The total value of pension assets managed globally rose by an estimated 8% to $31.1 trillion in 2010, building on an 11% upturn in 2009, but have still to recover the high of $31.9 trillion reached in 2007, according to The Pensions Market report from TheCityUK.
The global market is dominated by the US, with 63% of assets, followed by the UK (9%), Canada (6%), the Netherlands and Japan (4% each), and Australia (3%). The large value of assets accumulated over many decades means that these countries will remain the dominant source of assets for years to come, the report said.
However, the recovery has only partly closed the gap with liabilities, as the latter continued to upsurge. As a result the coverage ratio has only picked up slightly from 68% in 2008 to 75% in 2010. The report stated that the size of liabilities continues to pose a challenge to the funding of DB pensions globally over the long term.
In 2009, increases in the dollar value of pension assets were seen in the UK, Switzerland and France. Growth in the value of assets is expected across a broad range of countries over the long term, both in countries with established systems as in those with pension markets at an earlier stage of development.
At the end of 2009 pension fund assets exceeded 100% of national income in Denmark, the Netherlands and Switzerland. Assets between 50% and 100% of GDP have been accumulated in the UK and Finland. By contrast, pension assets account for less than 10% of GDP in European countries such as France and Spain.
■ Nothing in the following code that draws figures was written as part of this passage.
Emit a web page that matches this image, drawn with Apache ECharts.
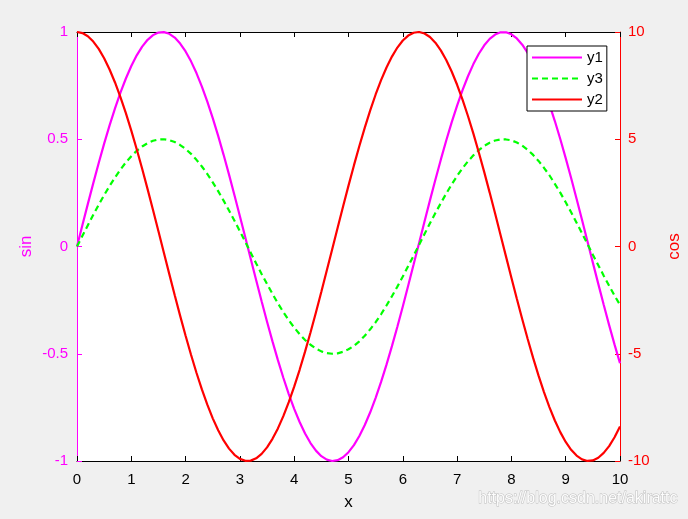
<!DOCTYPE html>
<html>
<head>
<meta charset="utf-8">
<script src="https://cdn.jsdelivr.net/npm/echarts@6/dist/echarts.min.js"></script>
<style>
html,body{margin:0;padding:0;background:#f0f0f0;}
#c{width:688px;height:519px;}
</style>
</head>
<body>
<div id="c"></div>
<script>
const xs = [0,0.1,0.2,0.3,0.4,0.5,0.6,0.7,0.8,0.9,1,1.1,1.2,1.3,1.4,1.5,1.6,1.7,1.8,1.9,2,2.1,2.2,2.3,2.4,2.5,2.6,2.7,2.8,2.9,3,3.1,3.2,3.3,3.4,3.5,3.6,3.7,3.8,3.9,4,4.1,4.2,4.3,4.4,4.5,4.6,4.7,4.8,4.9,5,5.1,5.2,5.3,5.4,5.5,5.6,5.7,5.8,5.9,6,6.1,6.2,6.3,6.4,6.5,6.6,6.7,6.8,6.9,7,7.1,7.2,7.3,7.4,7.5,7.6,7.7,7.8,7.9,8,8.1,8.2,8.3,8.4,8.5,8.6,8.7,8.8,8.9,9,9.1,9.2,9.3,9.4,9.5,9.6,9.7,9.8,9.9,10];
const y1 = [0,0.0998,0.1987,0.2955,0.3894,0.4794,0.5646,0.6442,0.7174,0.7833,0.8415,0.8912,0.9320,0.9636,0.9854,0.9975,0.9996,0.9917,0.9738,0.9463,0.9093,0.8632,0.8085,0.7457,0.6755,0.5985,0.5155,0.4274,0.3350,0.2392,0.1411,0.0416,-0.0584,-0.1577,-0.2555,-0.3508,-0.4425,-0.5298,-0.6119,-0.6878,-0.7568,-0.8183,-0.8716,-0.9162,-0.9516,-0.9775,-0.9937,-0.9999,-0.9962,-0.9825,-0.9589,-0.9258,-0.8835,-0.8323,-0.7728,-0.7055,-0.6313,-0.5507,-0.4646,-0.3739,-0.2794,-0.1822,-0.0831,0.0168,0.1165,0.2151,0.3115,0.4048,0.4941,0.5784,0.6570,0.7290,0.7937,0.8504,0.8987,0.9380,0.9679,0.9882,0.9985,0.9989,0.9894,0.9699,0.9407,0.9022,0.8546,0.7985,0.7344,0.6630,0.5849,0.5010,0.4121,0.3191,0.2229,0.1245,0.0248,-0.0752,-0.1743,-0.2718,-0.3665,-0.4575,-0.5440];
const y3 = [0,0.050,0.099,0.148,0.195,0.240,0.282,0.322,0.359,0.392,0.421,0.446,0.466,0.482,0.493,0.499,0.500,0.496,0.487,0.473,0.455,0.432,0.404,0.373,0.338,0.299,0.258,0.214,0.168,0.120,0.071,0.021,-0.029,-0.079,-0.128,-0.175,-0.221,-0.265,-0.306,-0.344,-0.378,-0.409,-0.436,-0.458,-0.476,-0.489,-0.497,-0.500,-0.498,-0.491,-0.479,-0.463,-0.442,-0.416,-0.386,-0.353,-0.316,-0.275,-0.232,-0.187,-0.140,-0.091,-0.042,0.008,0.058,0.108,0.156,0.202,0.247,0.289,0.329,0.365,0.397,0.425,0.449,0.469,0.484,0.494,0.499,0.499,0.495,0.485,0.470,0.451,0.427,0.399,0.367,0.332,0.292,0.251,0.206,0.160,0.111,0.062,0.012,-0.038,-0.087,-0.136,-0.183,-0.229,-0.272];
const y2 = [10,9.950,9.801,9.553,9.211,8.776,8.253,7.648,6.967,6.216,5.403,4.536,3.624,2.675,1.700,0.707,-0.292,-1.288,-2.272,-3.233,-4.161,-5.048,-5.885,-6.663,-7.374,-8.011,-8.569,-9.041,-9.422,-9.710,-9.900,-9.991,-9.983,-9.875,-9.668,-9.365,-8.968,-8.481,-7.910,-7.259,-6.536,-5.748,-4.903,-4.008,-3.073,-2.108,-1.122,-0.124,0.875,1.865,2.837,3.780,4.685,5.544,6.347,7.087,7.756,8.347,8.855,9.275,9.602,9.833,9.965,9.999,9.932,9.766,9.502,9.144,8.694,8.157,7.539,6.845,6.084,5.261,4.385,3.466,2.513,1.534,0.540,-0.460,-1.455,-2.435,-3.392,-4.314,-5.193,-6.020,-6.787,-7.486,-8.111,-8.654,-9.111,-9.477,-9.748,-9.922,-9.997,-9.972,-9.847,-9.624,-9.304,-8.892,-8.391];
const seriesNames = ['y1','y3','y2'];
const xName = 'x', leftName = 'sin', rightName = 'cos';

const pairs = ys => xs.map((x,i)=>[x, ys[i]]);
const FONT = 'Liberation Sans, Arial, sans-serif';
const chart = echarts.init(document.getElementById('c'));
chart.setOption({
  backgroundColor:'#f0f0f0',
  animation:false,
  grid:{left:77,right:68,top:32,bottom:58,show:true,backgroundColor:'#ffffff',borderWidth:0,containLabel:false,outerBoundsMode:'none'},
  legend:{
    data:seriesNames, orient:'vertical', left:527, top:46,
    backgroundColor:'#ffffff', borderColor:'#000000', borderWidth:1, borderRadius:0,
    padding:[4,4,4,4], itemWidth:50, itemHeight:14, itemGap:6,
    itemStyle:{opacity:0},
    textStyle:{fontFamily:FONT,fontSize:15,color:'#000'}
  },
  xAxis:[{
    type:'value', min:0, max:10, interval:1, position:'bottom',
    name:xName, nameLocation:'middle', nameGap:33, nameMoveOverlap:false,
    nameTextStyle:{fontFamily:FONT,fontSize:17,color:'#000'},
    axisLine:{show:true,onZero:false,lineStyle:{color:'#000',width:1}},
    axisTick:{show:true,inside:true,length:5,lineStyle:{color:'#000'}},
    axisLabel:{fontFamily:FONT,fontSize:15,color:'#000',margin:11},
    splitLine:{show:false}
  },{
    type:'value', min:0, max:10, interval:1, position:'top',
    axisLine:{show:true,onZero:false,lineStyle:{color:'#000',width:1}},
    axisTick:{show:true,inside:true,length:5,lineStyle:{color:'#000'}},
    axisLabel:{show:false}, splitLine:{show:false}
  }],
  yAxis:[{
    type:'value', min:-1, max:1, interval:0.5, position:'left',
    name:leftName, nameLocation:'middle', nameGap:42, nameMoveOverlap:false,
    nameTextStyle:{fontFamily:FONT,fontSize:17,color:'#ff00ff'},
    axisLine:{show:true,onZero:false,lineStyle:{color:'#ff00ff',width:1}},
    axisTick:{show:true,inside:true,length:5,lineStyle:{color:'#ff00ff'}},
    axisLabel:{fontFamily:FONT,fontSize:15,color:'#ff00ff',margin:9},
    splitLine:{show:false}
  },{
    type:'value', min:-10, max:10, interval:5, position:'right',
    name:rightName, nameLocation:'middle', nameGap:46, nameMoveOverlap:false,
    nameTextStyle:{fontFamily:FONT,fontSize:17,color:'#ff0000'},
    axisLine:{show:true,onZero:false,lineStyle:{color:'#ff0000',width:1}},
    axisTick:{show:true,inside:true,length:5,lineStyle:{color:'#ff0000'}},
    axisLabel:{fontFamily:FONT,fontSize:15,color:'#ff0000',margin:8},
    splitLine:{show:false}
  }],
  series:[
    {name:seriesNames[0],type:'line',xAxisIndex:0,yAxisIndex:0,data:pairs(y1),symbol:'none',
     lineStyle:{color:'#ff00ff',width:2.2},itemStyle:{color:'#ff00ff'}},
    {name:seriesNames[1],type:'line',xAxisIndex:0,yAxisIndex:0,data:pairs(y3),symbol:'none',
     lineStyle:{color:'#00ff00',width:2.2,type:[6,4]},itemStyle:{color:'#00ff00'}},
    {name:seriesNames[2],type:'line',xAxisIndex:0,yAxisIndex:1,data:pairs(y2),symbol:'none',
     lineStyle:{color:'#ff0000',width:2.2},itemStyle:{color:'#ff0000'}}
  ],
  graphic:[{
    type:'text', right:10, top:490,
    style:{text:'https://blog.csdn.net/akirattc', font:'16px '+FONT, fill:'rgba(255,255,255,0.95)', stroke:'rgba(170,170,170,0.7)', lineWidth:1}
  }]
});
</script>
</body>
</html>
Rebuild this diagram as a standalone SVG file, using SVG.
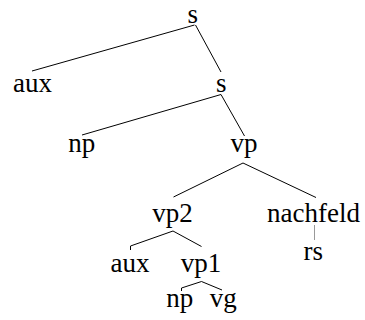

The report said: “While autonomous pension funds remain the primary focus of investment in the US, the UK, Canada, Japan and the Netherlands, they remain scarce in other large countries of western Europe: Germany, France and Italy. Pension insurance policies and personal pensions are also an important source of provision, accounting for the majority of pension assets in Denmark, Sweden and France, and for 13% in the US and 15% in the UK.”
The report also mentioned that increased longevity, falling birth rates and early retirement mean that dependency ratios are set to rise over the next half century. “The most recent UN world population prospects undertaken in 2008 indicate that the 2010 dependency ratio will rise substantially by 2050. In Europe, there was on average around four people of working age to every pensioner in 2010, implying a dependency ratio of about 25%. But by 2050 this dependency ratio will have increased to 48% and as high as 62% in Italy and 59% in Germany. The increase to 38% in the UK is rather less than elsewhere in Europe.”
“The cost of funding state pensions is 14% of GDP in Italy and France, 10% in Belgium and Germany, 9% in Spain, and less than 7% in the UK. While the share of GDP is expected to rise only slightly in France and Italy, it is expected to increase significantly in Belgium and Spain to around 15%. The report said: “This cost burden is likely to be unsustainable and has been the key driving force in policy responses on pension reform that have taken place in the larger countries of continental Europe.”